Karen and I are very compatible hikers, and have hiked together many times on ADK outings. Stopping for delectable wild berries is one of the gifts of a mountain hike in July, and would that there were more cool streams for splashing the face with water on a hot humid day.
|(these blueberries won't last long in my dirty sweaty palm)|
The last three-quarters of a mile to the summit of Treadway Mountain is along a ridgeline. At an elevation gain of 800 feet, the entire ascent is so gradual that we could keep up a running conversation most of the time.
|(long stretches of rose quartz rise along the ridge)|
And then there are the summit rewards.
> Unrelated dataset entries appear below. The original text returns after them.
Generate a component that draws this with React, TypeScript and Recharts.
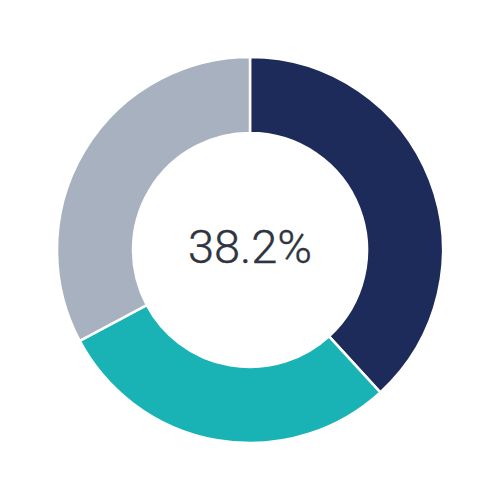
import { PieChart, Pie, Cell } from 'recharts';

const segmentNames = ['Segment A', 'Segment B', 'Segment C'];
const segmentValues = [38.2, 29.0, 32.8];
const segmentColors = ['#1c2b5a', '#1ab3b5', '#a7b1c0'];
const centerLabel = '38.2%';

const data = segmentNames.map((name, i) => ({ name, value: segmentValues[i] }));

export default function App() {
  return (
    <div style={{ position: 'absolute', left: 0, top: 0, width: 500, height: 500, background: '#fff' }}>
      <PieChart width={500} height={500} margin={{ top: 0, right: 0, bottom: 0, left: 0 }}>
        <Pie
          data={data}
          dataKey="value"
          nameKey="name"
          cx={250}
          cy={250}
          innerRadius={117}
          outerRadius={193}
          startAngle={90}
          endAngle={-270}
          stroke="#ffffff"
          strokeWidth={2.5}
          isAnimationActive={false}
        >
          {data.map((d, i) => (
            <Cell key={d.name} fill={segmentColors[i]} />
          ))}
        </Pie>
        <text
          x={250}
          y={246}
          textAnchor="middle"
          dominantBaseline="central"
          fontFamily="Roboto, 'Open Sans', sans-serif"
          fontWeight={300}
          fontSize={47}
          fill="#2f3440"
          stroke="#2f3440"
          strokeWidth={0.4}
        >
          {centerLabel}
        </text>
      </PieChart>
    </div>
  );
}
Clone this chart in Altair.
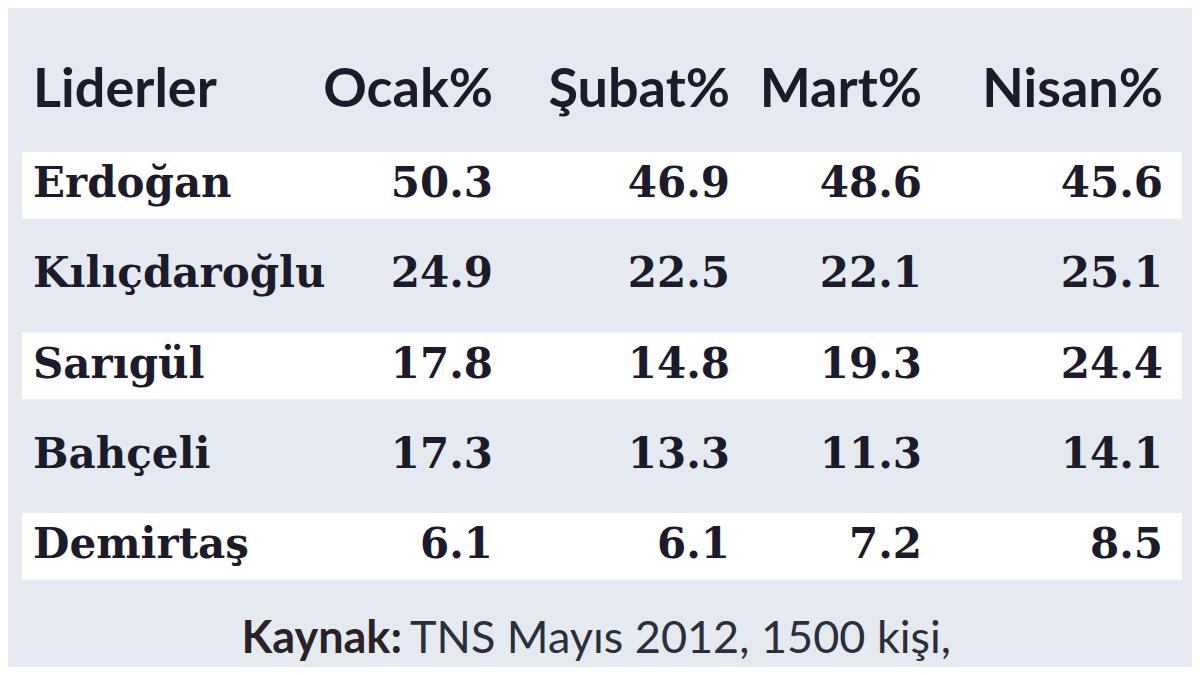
import altair as alt
import pandas as pd

# ---- data ----
first_header = "Liderler"
months = ["Ocak%", "Şubat%", "Mart%", "Nisan%"]
leaders = ["Erdoğan", "Kılıçdaroğlu", "Sarıgül", "Bahçeli", "Demirtaş"]
ocak = [50.3, 24.9, 17.8, 17.3, 6.1]
subat = [46.9, 22.5, 14.8, 13.3, 6.1]
mart = [48.6, 22.1, 19.3, 11.3, 7.2]
nisan = [45.6, 25.1, 24.4, 14.1, 8.5]
source_label = "Kaynak:"
source_text = "TNS Mayıs 2012, 1500 kişi,"

# ---- tables built from the arrays ----
header_df = pd.DataFrame({"label": [first_header] + months,
                          "col": list(range(5)), "row": [0] * 5})
names_df = pd.DataFrame({"label": leaders, "col": [0] * len(leaders),
                         "row": list(range(1, len(leaders) + 1))})
series = [ocak, subat, mart, nisan]
rows = []
for j, vals in enumerate(series):
    for i, v in enumerate(vals):
        rows.append({"value": v, "col": j + 1, "row": i + 1})
values_df = pd.DataFrame(rows)
foot_df = pd.DataFrame({"label": [source_label], "text": [source_text]})

BG = "#e5eaf1"
INK = "#1c1b2b"

xs = alt.Scale(domain=[0, 1, 2, 3, 4], range=[25, 485, 722, 914, 1155],
               zero=False, nice=False)
ys = alt.Scale(domain=[0, 5], range=[99, 550], zero=False, nice=False)

bands = alt.Chart(names_df).transform_filter("datum.row % 2 == 1").transform_calculate(
    y0="datum.row - 0.5", y1="datum.row + 0.24"
).mark_rect(color="#ffffff").encode(
    y=alt.Y("y0:Q", scale=ys, axis=None),
    y2="y1:Q",
    x=alt.value(14),
    x2=alt.value(1174),
)

header_left = alt.Chart(header_df).transform_filter("datum.col == 0").mark_text(
    align="left", baseline="alphabetic", font="Lato", fontWeight="bold",
    fontSize=54, color=INK
).encode(
    x=alt.X("col:Q", scale=xs, axis=None),
    y=alt.Y("row:Q", scale=ys, axis=None),
    text="label:N",
)

header_right = alt.Chart(header_df).transform_filter("datum.col > 0").mark_text(
    align="right", baseline="alphabetic", font="Lato", fontWeight="bold",
    fontSize=54, color=INK
).encode(
    x=alt.X("col:Q", scale=xs, axis=None),
    y=alt.Y("row:Q", scale=ys, axis=None),
    text="label:N",
)

names = alt.Chart(names_df).mark_text(
    align="left", baseline="alphabetic", font="DejaVu Serif", fontWeight="bold",
    fontSize=42, color=INK
).encode(
    x=alt.X("col:Q", scale=xs, axis=None),
    y=alt.Y("row:Q", scale=ys, axis=None),
    text="label:N",
)

nums = alt.Chart(values_df).mark_text(
    align="right", baseline="alphabetic", font="DejaVu Serif", fontWeight="bold",
    fontSize=42, color=INK
).encode(
    x=alt.X("col:Q", scale=xs, axis=None),
    y=alt.Y("row:Q", scale=ys, axis=None),
    text=alt.Text("value:Q", format=".1f"),
)

foot_bold = alt.Chart(foot_df).mark_text(
    align="right", baseline="alphabetic", font="Lato", fontWeight="bold",
    fontSize=45, color="#2a2226"
).encode(
    x=alt.value(394), y=alt.value(645), text="label:N",
)

foot_reg = alt.Chart(foot_df).mark_text(
    align="left", baseline="alphabetic", font="Lato", fontWeight="normal",
    fontSize=45, color="#2b2f3c"
).encode(
    x=alt.value(402), y=alt.value(645), text="text:N",
)

chart = alt.layer(
    bands, header_left, header_right, names, nums, foot_bold, foot_reg
).properties(
    width=1184, height=659, background=BG, padding=0, autosize="none"
).configure_view(stroke=None)

chart.save("out.html", embed_options={"renderer": "svg", "actions": False})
Views of the Pharoah Lake Wilderness Area are gorgeous with Pharoah Lake front and center. Despite the haze, we could see rows and rows of mountains in the distance.
|(Pharoah Lake Wilderness Area)|
The rocks were hot, but a large cloud gave us enough shade for our hiker's lunch. Peanut butter never tastes so good as at the top of a mountain!
|(I admire the summit view of Pharoah Lake from a rocky promontory)|
We poked through the trees to rocks on every side. Open areas offer views in three directions. Some of the trees had grown since I had been here with my father years ago, but they only added a more dramatic color contrast to the scene. Karen said that a friend of hers claims Treadway as his favorite hike in the Adirondacks--a very strong affirmation for this outing.
|(views abound, including this one toward Wallface and Algonquin)|
When the sun came out again in earnest, Karen and I began our descent. This time we rarely stopped for berries, and the bugs did not seem so bad on the lower part of the trail. Was this because they are less vicious later in the day or were we hiking faster and really did get ahead of them? Whatever the reason, our new goal was Putnam Pond.
|(I can see water through the trees!)|
We had left our bathing suits with our boats at the trailhead. We expected to re-join Punk and Deb for a swim after our return to the other side of the pond, but, first, we planned to jump in as soon as possible. It took only seconds for us to peel off our sweaty clothes and get into our suits.
Even better than peanut butter at the summit, is a swim at the base! Heat and fatigue melted away as we submerged ourselves. Up and under, over and over, we felt like dolphins. Eventually, we climbed into our kayaks for the paddle back to the campground.
When we met up again with our friends, they described a thoroughly enjoyable wilderness day paddling to a remote campsite and swimming off the rocks with loons nearby. Then the talk turned to next year--would we return here? what might we do differently or the same? There was never any question that we would want to camp together again.
|(Karen heads out in her Hornbeck back across Putnam Pond)|
As we loaded our boats onto our cars, we all wished we could stay longer. As hot as it was here, it would be hotter in Albany. We reminded ourselves that this is what a getaway is--a moment in time, spent with wonderful people in a beautiful location. Here's to another Women's Camping Overnight in 2014!
(Note: Pharoah as in Pharoah Lake is the Adirondack spelling of the word pharaoh.)